The debates perked things up a bit. Partisans could root for their guy, as they would in a boxing match, but the debates themselves are just one more reminder that our democratic process has been hijacked.
Former Gov. Gary Johnson, campaigning for president as a Libertarian, has run a spirited race, as we expected him to, and he’s developed a following, despite being shut out of the debates by the two major parties and the networks. So the issues and our choices boil down to two well-worn views.
Johnson has lately become a hero of the long crusade to open the debates after filing a complaint with the FCC and a lawsuit. He found the walls around the debates more difficult to scale than Mount Everest.
You may already know that since 1988, the debates have been controlled by the Commission on Presidential Debates, a creature of the two major parties. The commission wrested control of the debates from the League of Women Voters, and sets its own rules. The League predicted darkly that “the demands of the two campaign organizations would perpetrate a fraud on the American voter.”
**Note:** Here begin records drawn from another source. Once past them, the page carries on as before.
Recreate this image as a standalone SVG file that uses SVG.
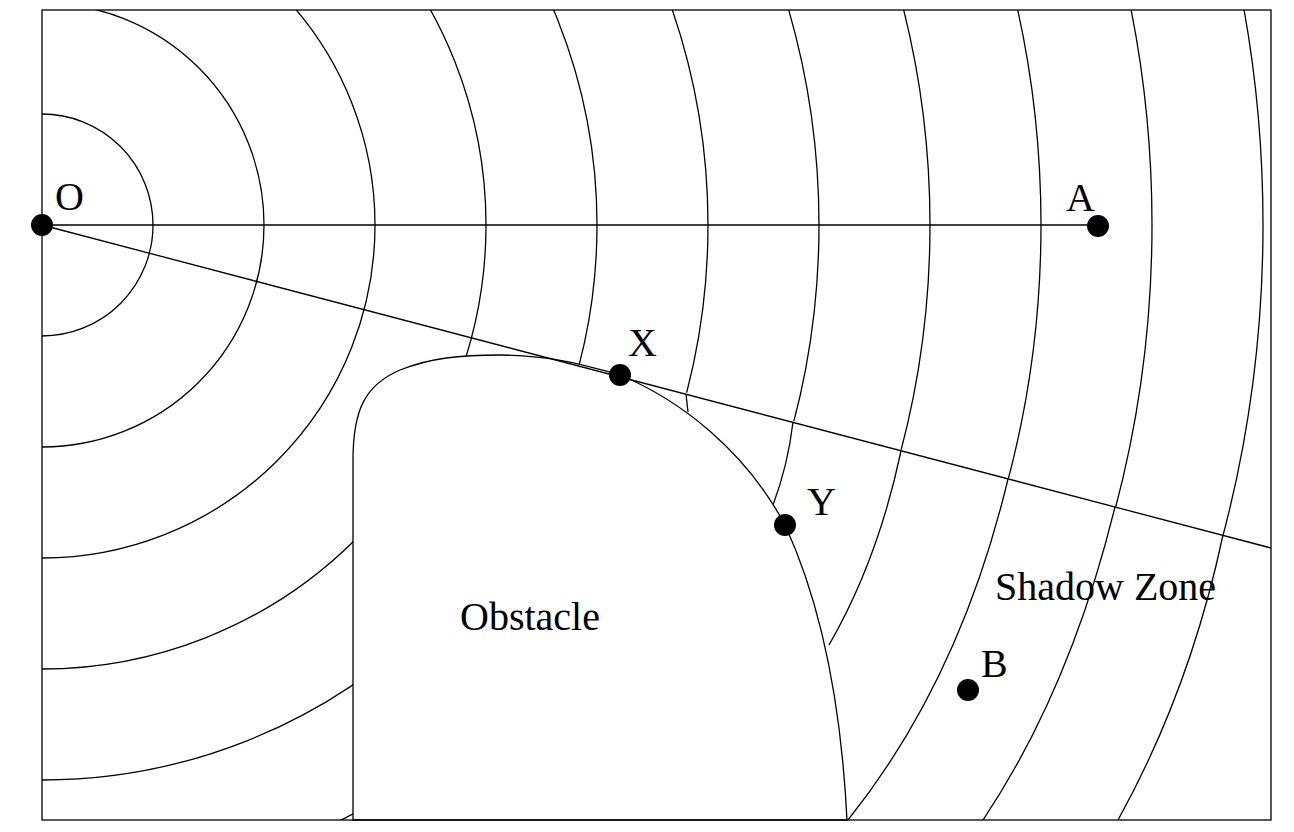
<svg xmlns="http://www.w3.org/2000/svg" width="1294" height="832" viewBox="0 0 1294 832">
<style>
.l{fill:none;stroke:#000;stroke-width:1.3}
.t{font-family:"Liberation Serif",serif;font-size:40px;fill:#000}
</style>
<defs>
<clipPath id="main"><path d="M42,10 H1271 V548 L620,375 V820 H42 Z"/></clipPath>
<clipPath id="frame"><rect x="42" y="10" width="1229" height="810"/></clipPath>
</defs>
<rect x="0" y="0" width="1294" height="832" fill="#fff"/>
<g id="wavefronts" class="l" clip-path="url(#frame)">
<g clip-path="url(#main)">
<circle cx="42" cy="225" r="111"/><circle cx="42" cy="225" r="222"/><circle cx="42" cy="225" r="333"/>
<circle cx="42" cy="225" r="444"/><circle cx="42" cy="225" r="555"/><circle cx="42" cy="225" r="666"/>
<circle cx="42" cy="225" r="777"/><circle cx="42" cy="225" r="888"/><circle cx="42" cy="225" r="999"/>
<circle cx="42" cy="225" r="1110"/><circle cx="42" cy="225" r="1221"/>
</g>
<path d="M686,394 L688,412"/>
<path d="M793,422 Q788,465 773,505"/>
<path d="M901,451 Q878,560 829,645"/>
<path d="M1008,479 Q960,680 848,820"/>
<path d="M1115,507 Q1070,690 983,820"/>
<path d="M1223,535 Q1190,690 1118,820"/>
</g>
<g id="obstacle">
<path class="l" style="fill:#fff" d="M353,820 L353,460 C353,410 365,385 400,370 C430,358 460,355 500,355 C560,356 590,367 620,375 C680,400 745,450 785,525 C815,590 840,680 847,820 Z"/>
<text class="t" x="460" y="630">Obstacle</text>
</g>
<g id="connectors" class="l">
<line x1="42" y1="225" x2="1098" y2="225"/>
<line x1="42" y1="225" x2="1271" y2="548"/>
</g>
<rect class="l" x="42" y="10" width="1229" height="810"/>
<g id="O"><circle cx="42" cy="225" r="11"/><text class="t" x="55" y="210">O</text></g>
<g id="A"><circle cx="1098" cy="226" r="11"/><text class="t" x="1066" y="211">A</text></g>
<g id="X"><circle cx="620" cy="375" r="11"/><text class="t" x="628" y="356">X</text></g>
<g id="Y"><circle cx="785" cy="525" r="11"/><text class="t" x="807" y="515">Y</text></g>
<g id="B"><circle cx="968" cy="690" r="11"/><text class="t" x="981" y="677">B</text></g>
<g id="shadow"><text class="t" x="995" y="600">Shadow Zone</text></g>
</svg>
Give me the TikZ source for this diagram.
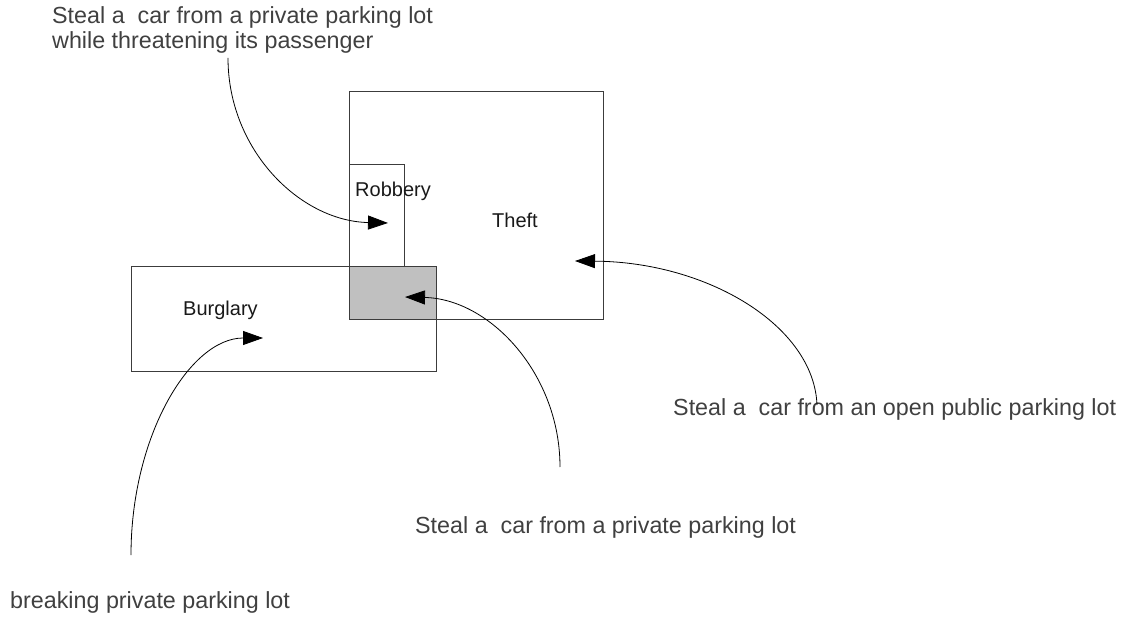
\documentclass[tikz,border=0pt]{standalone}
\usepackage{fontspec}
\setmainfont{Liberation Sans}
\usetikzlibrary{arrows.meta}

\definecolor{edge}{HTML}{3C3C3C}
\definecolor{notetext}{HTML}{404040}
\definecolor{overlap}{HTML}{C0C0C0}

\tikzset{
  region/.style={draw=edge, line width=0.9pt, inner sep=0pt, outer sep=0pt},
  regionlabel/.style={font=\fontsize{20}{22}\selectfont, text=black!90, inner sep=0pt, anchor=base west},
  note/.style={font=\fontsize{23.3}{25}\selectfont, text=notetext, inner sep=0pt, anchor=base west, align=left},
  link/.style={draw=black, line width=0.8pt, -{Triangle[length=20pt, width=14pt]}}
}

\begin{document}
\begin{tikzpicture}[x=1pt, y=-1pt]
  \useasboundingbox (0,0) rectangle (1126,617);

  % shared part of Theft and Burglary
  \node[region, fill=overlap, minimum width=87pt, minimum height=53pt] (both) at (392.5,292.5) {};

  % the three offence regions
  \node[region, minimum width=254pt, minimum height=228pt] (theft)    at (476,205)   {};
  \node[region, minimum width=55pt,  minimum height=102pt] (robbery)  at (376.5,215) {};
  \node[region, minimum width=305pt, minimum height=105pt] (burglary) at (283.5,318.5) {};

  \node[regionlabel] (theftlbl)    at (492,228) {Theft};
  \node[regionlabel] (robberylbl)  at (355,197) {Robbery};
  \node[regionlabel] (burglarylbl) at (183,316) {Burglary};

  % example cases (a two-line node sits on the baseline of its last line)
  \node[note] (caseR) at (52,49) {Steal a \ car from a private parking lot\\while threatening its passenger};
  \node[note] (caseP) at (415,533) {Steal a \ car from a private parking lot};
  \node[note] (caseO) at (673,415) {Steal a \ car from an open public parking lot};
  \node[note] (caseB) at (10,608) {breaking private parking lot};

  % where each case falls
  \coordinate (sR) at (228,58);   \coordinate (tR) at (388,223);
  \coordinate (sP) at (560,467);  \coordinate (tP) at (405,297);
  \coordinate (sO) at (817,405);  \coordinate (tO) at (575,261);
  \coordinate (sB) at (131,555);  \coordinate (tB) at (263,338);

  \draw[link] (sR) .. controls (228,150) and (300,221) .. (tR);
  \draw[link] (sP) .. controls (560,374) and (490,299) .. (tP);
  \draw[link] (sO) .. controls (814,326) and (708,262) .. (tO);
  \draw[link] (sB) .. controls (131,436) and (190,338) .. (tB);
\end{tikzpicture}
\end{document}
Since 2000 the commission has set the bar at a showing of 15 percent support in the polls to be allowed to debate, and the networks feebly go along with this. Johnson, who’s been polling at 6 to 8 percent, argues that the commission’s criteria are “inconsistent and arbitrary” and have the effect of preselecting candidates.
And it is arbitrary. In 1996, Republican candidate Bob Dole refused to debate Ross Perot, even though 76 percent of voters wanted to hear Perot. Similarly, in 2000 Pat Buchanan and Ralph Nader were excluded, despite popular demand to hear them. Johnson argues that one third of voters don’t identify with either party.
The Federal Election Campaign Act allows federal matching funds for a showing of five percent of the vote. Another reasonable criterion could be a candidate’s appearance on a certain number of state ballots.
The 15 percent barrier is also a Catch-22. How can candidates build a following if nobody hears them? If a tree falls in the woods…
“That is just wrong,” Johnson said. “We owe it to our supporters and to the process to take this basic unfairness and clear bias to those agencies whose job it is to ensure that the power of the airwaves is not being misused in an arbitrary manner.”
The nonprofit Open Debates (opendebates.org) argues those points and adds that even if a long-shot candidate “can’t possibly win,” third-party candidates and movements have in the past given us such measures as the abolition of slavery, unemployment insurance, Social Security, and child labor laws. That’s because a major party may adopt an issue that gains momentum.
What if the powers that be had allowed Johnson into the debates, along with other credible third-party candidates? Well, these charades would be less of a snooze.
Viewers, offered some flavors other than vanilla and strawberry, might discover that in their hearts they’re really a Libertarian, a Green, a (fill in the blank)? We would then look more like a representative democracy and more like other nations, with multiple parties. And the subject matter would expand beyond what the dominant parties want to discuss.
This month, after Johnson’s supporters and Open Debates pelted debate sponsors with letters and email, two – Philips Electronics and the YWCA – pulled out, saying the commission was a captive of the two parties.
It’s not what he set out to do, but Johnson has moved the needle on the dial.